Maintenance for physical assets must follow a preventative schedule, prioritizing repairs that extend the asset’s useful life and prevent catastrophic failure. For real estate, this includes regular inspections of roofing, HVAC systems, and structural components. Capital improvements must be properly documented to establish the new tax basis and for subsequent depreciation calculations.
The Internal Revenue Code allows for accelerated depreciation methods for certain business property and equipment. These mechanisms permit the deduction of a large percentage of the asset’s cost in the year it is placed in service, rather than depreciating it over many years. Utilizing these tax code provisions requires diligent tracking of asset placement and business use.

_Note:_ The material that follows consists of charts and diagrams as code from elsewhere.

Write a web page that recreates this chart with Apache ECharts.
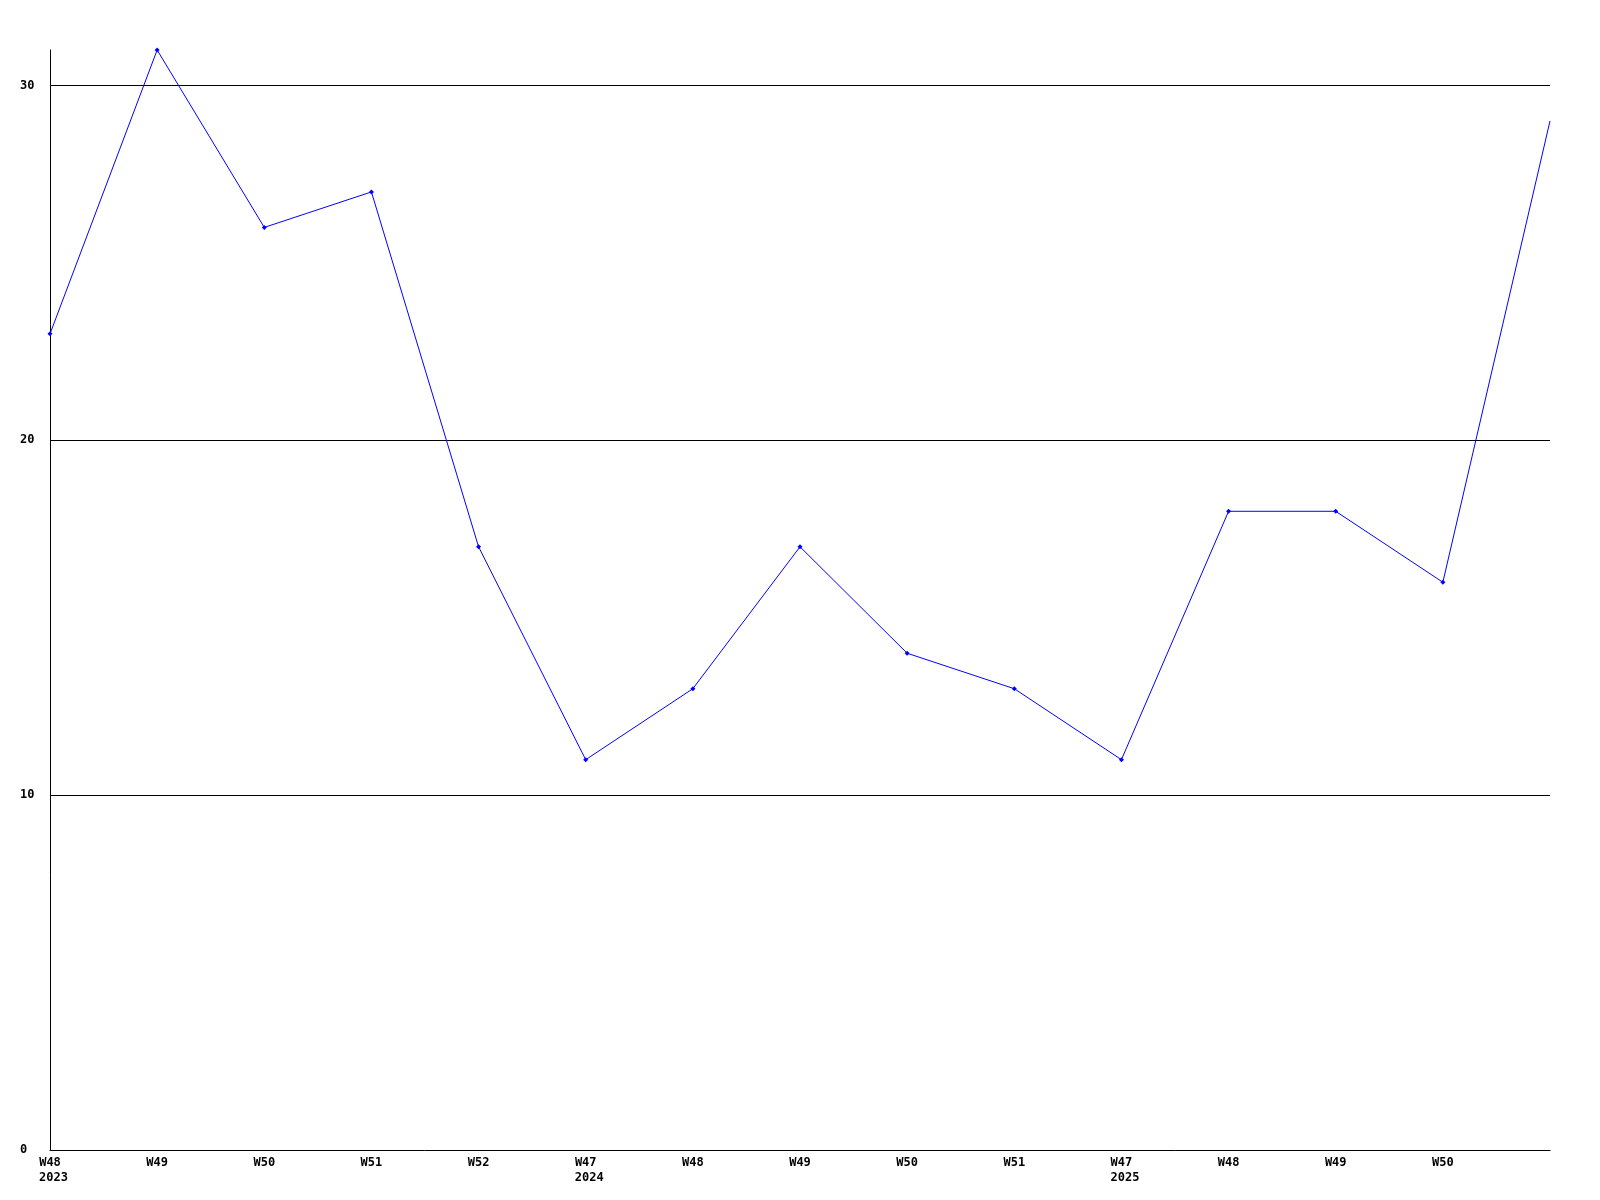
<!DOCTYPE html>
<html>
<head>
<meta charset="utf-8">
<script src="https://cdn.jsdelivr.net/npm/echarts@6/dist/echarts.min.js"></script>
<style>
html,body{margin:0;padding:0;background:#fff;}
#chart{width:1600px;height:1200px;}
</style>
</head>
<body>
<div id="chart"></div>
<script>
var weeks = ['W48','W49','W50','W51','W52','W47','W48','W49','W50','W51','W47','W48','W49','W50',''];
var years = ['2023','','','','','2024','','','','','2025','','','',''];
var values = [23, 31, 26, 27, 17, 11, 13, 17, 14, 13, 11, 18, 18, 16, 29];
var yTicks = [0, 10, 20, 30];

var categories = weeks.map(function(w, i){ return i; });
var chart = echarts.init(document.getElementById('chart'), null, {renderer:'canvas'});
var font = '"DejaVu Sans Mono", monospace';
chart.setOption({
  animation: false,
  backgroundColor: '#ffffff',
  grid: {left: 50, right: 50, top: 50, bottom: 50, containLabel: false},
  xAxis: {
    type: 'category',
    data: categories,
    boundaryGap: false,
    axisLine: {show: true, lineStyle: {color: '#000', width: 1}},
    axisTick: {show: false},
    splitLine: {show: false},
    axisLabel: {
      interval: 0,
      margin: 5,
      formatter: function(v, i){
        var s = '{w|' + weeks[i] + '}';
        if (years[i]) s += '\n{y|' + years[i] + '}';
        return s;
      },
      rich: {
        w: {fontFamily: font, fontWeight: 'bold', fontSize: 12, color: '#000', lineHeight: 15},
        y: {fontFamily: font, fontWeight: 'bold', fontSize: 12, color: '#000', lineHeight: 15, padding: [0,0,0,7]}
      }
    }
  },
  yAxis: {
    type: 'value',
    min: 0,
    max: 31,
    interval: 10,
    axisLine: {show: true, lineStyle: {color: '#000', width: 1}},
    axisTick: {show: false},
    splitLine: {show: true, showMinLine: false, showMaxLine: false, lineStyle: {color: '#000', width: 1}},
    axisLabel: {
      showMaxLabel: false,
      align: 'left',
      margin: 30,
      fontFamily: font,
      fontWeight: 'bold',
      fontSize: 12,
      color: '#000',
      formatter: function(v){ return yTicks.indexOf(v) >= 0 ? String(v) : ''; }
    }
  },
  series: [{
    type: 'line',
    data: values.map(function(v, i){
      return i === values.length - 1 ? {value: v, symbol: 'none'} : v;
    }),
    symbol: 'diamond',
    symbolSize: 5,
    showAllSymbol: true,
    lineStyle: {color: '#0000ff', width: 1},
    itemStyle: {color: '#0000ff'},
    emphasis: {disabled: true}
  }]
});
</script>
</body>
</html>
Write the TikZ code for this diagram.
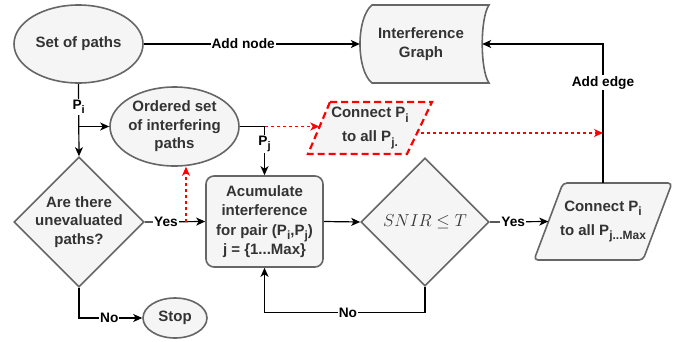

Financial assets require constant monitoring to ensure the portfolio allocation remains aligned with the owner’s risk tolerance and investment goals. This process involves regular rebalancing, such as selling appreciated assets and buying underperforming ones, to restore the target percentage allocation. Failure to rebalance allows risk exposure to drift over time, often resulting in an overconcentration in one sector or asset class.
Tax-loss harvesting is a specific monitoring strategy where securities trading at a loss are sold to offset realized capital gains, thereby reducing tax liability for the year. This tactic must be executed carefully to avoid the “wash sale” rule, which disallows the loss if a substantially identical security is purchased within 30 days before or after the sale.
The final element of continuous Asset Care is the periodic review of the legal and financial structures themselves. Trust documents, wills, and powers of attorney must be reviewed periodically to ensure they reflect current laws and the owner’s wishes. Corporate compliance for LLCs and corporations, including annual reports, must be maintained without fail, as a lapse can expose the owner to personal liability.